Fortunately a response wasn't required (I don't think he even noticed me spluttering into my cheese scone) but, crikey, see what I mean about jaunty? But wasn't he frightened? "Oh, no. I've never been frightened at all about it. I don't fear death. I've had a wonderfully rewarding life."

He has, with some rough bits, aside from health scares, along the way.

That he's on his second marriage speaks for itself.

And in 1997 he was defamed by Truth on a newspaper billboard - Columbus Slugs Rugby For $70,000 - which implied he'd billed the Auckland Rugby Union for $70,000 for event management: the size of the budget he was managing.

His fee was $5000. He was eventually awarded $675,000 but it was a rotten couple of years. He had always been the Mr Nice Guy of entertainment, so you can see that it was a blow to be painted a scoundrel.

Still, I wondered whether he'd ever got fed up with being that nice guy, but he hasn't because he believes in niceness. He believes in telling the truth, he hates lies and cheaters. And, "I've always been able to control myself."

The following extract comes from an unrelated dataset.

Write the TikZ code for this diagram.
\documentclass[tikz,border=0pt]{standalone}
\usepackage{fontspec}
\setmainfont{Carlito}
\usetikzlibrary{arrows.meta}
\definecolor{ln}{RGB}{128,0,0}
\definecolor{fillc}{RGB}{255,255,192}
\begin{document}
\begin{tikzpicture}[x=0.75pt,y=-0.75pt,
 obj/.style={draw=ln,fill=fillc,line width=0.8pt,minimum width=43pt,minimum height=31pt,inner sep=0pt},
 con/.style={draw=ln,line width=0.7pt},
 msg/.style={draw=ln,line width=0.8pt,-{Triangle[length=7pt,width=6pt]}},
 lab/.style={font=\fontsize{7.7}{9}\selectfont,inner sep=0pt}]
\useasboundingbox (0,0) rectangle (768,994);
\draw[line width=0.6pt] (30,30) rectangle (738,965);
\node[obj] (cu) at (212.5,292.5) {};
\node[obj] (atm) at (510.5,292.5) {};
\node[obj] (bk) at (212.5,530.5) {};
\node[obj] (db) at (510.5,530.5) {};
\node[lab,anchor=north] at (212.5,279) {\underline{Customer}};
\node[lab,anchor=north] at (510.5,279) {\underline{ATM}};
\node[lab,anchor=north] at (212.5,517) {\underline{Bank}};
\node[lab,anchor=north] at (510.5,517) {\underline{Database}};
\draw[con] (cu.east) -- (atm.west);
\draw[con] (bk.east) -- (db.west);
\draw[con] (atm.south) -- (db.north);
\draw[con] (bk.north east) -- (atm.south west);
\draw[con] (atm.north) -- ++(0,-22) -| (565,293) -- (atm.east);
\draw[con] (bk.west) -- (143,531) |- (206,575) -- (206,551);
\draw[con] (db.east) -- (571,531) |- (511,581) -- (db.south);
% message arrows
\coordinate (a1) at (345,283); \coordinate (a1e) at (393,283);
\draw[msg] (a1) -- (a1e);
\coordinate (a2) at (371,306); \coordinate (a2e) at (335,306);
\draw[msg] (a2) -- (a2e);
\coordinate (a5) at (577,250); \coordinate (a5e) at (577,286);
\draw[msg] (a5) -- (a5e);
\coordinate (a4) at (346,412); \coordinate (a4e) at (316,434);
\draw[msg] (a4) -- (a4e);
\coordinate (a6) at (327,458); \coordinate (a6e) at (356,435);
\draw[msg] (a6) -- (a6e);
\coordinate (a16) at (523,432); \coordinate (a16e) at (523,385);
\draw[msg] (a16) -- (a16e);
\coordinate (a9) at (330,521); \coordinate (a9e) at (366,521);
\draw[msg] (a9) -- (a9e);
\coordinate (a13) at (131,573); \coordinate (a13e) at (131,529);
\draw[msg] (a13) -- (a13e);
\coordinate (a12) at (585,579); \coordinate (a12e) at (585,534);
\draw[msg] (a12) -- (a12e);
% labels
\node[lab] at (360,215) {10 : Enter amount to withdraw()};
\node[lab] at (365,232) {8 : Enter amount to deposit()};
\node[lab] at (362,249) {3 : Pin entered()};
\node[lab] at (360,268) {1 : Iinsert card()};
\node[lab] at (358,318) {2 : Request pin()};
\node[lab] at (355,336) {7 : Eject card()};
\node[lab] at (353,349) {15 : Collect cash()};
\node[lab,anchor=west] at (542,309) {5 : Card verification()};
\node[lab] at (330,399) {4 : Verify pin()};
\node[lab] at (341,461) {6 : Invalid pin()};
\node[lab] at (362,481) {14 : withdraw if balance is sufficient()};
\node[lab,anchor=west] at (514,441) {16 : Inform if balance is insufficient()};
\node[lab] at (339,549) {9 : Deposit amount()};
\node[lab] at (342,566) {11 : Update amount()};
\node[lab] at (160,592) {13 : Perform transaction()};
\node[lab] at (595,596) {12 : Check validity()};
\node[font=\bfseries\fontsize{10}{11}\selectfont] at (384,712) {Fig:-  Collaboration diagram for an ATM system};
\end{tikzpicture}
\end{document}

What could he mean? He said, conspiratorially: "I could have been a bad guy." Oh, he could not. "I could! I was in gangs when I was a kid." What nonsense. "I was! Motorcycle gangs. I was a pillion passenger! And we used to go to milk bars and have rumbles. I found it quite fascinating. I'd been working in the movies [selling icecreams] since I was 9 and I saw movies that were way beyond my years, you know, and I quite liked all that side of it.

"And I was a heavy smoker already, so I was already an addict. I could easily have been bad. I think, 'God, I could ring that guy's neck,' and I really could!"

I do believe him, because he never tells lies. I believe him, too, when he tells me that he's wearing his red trousers, for the first time, especially for me. Wasn't that lovely? Isn't he lovely? He, and his trousers, are like sunshine on a winter's day.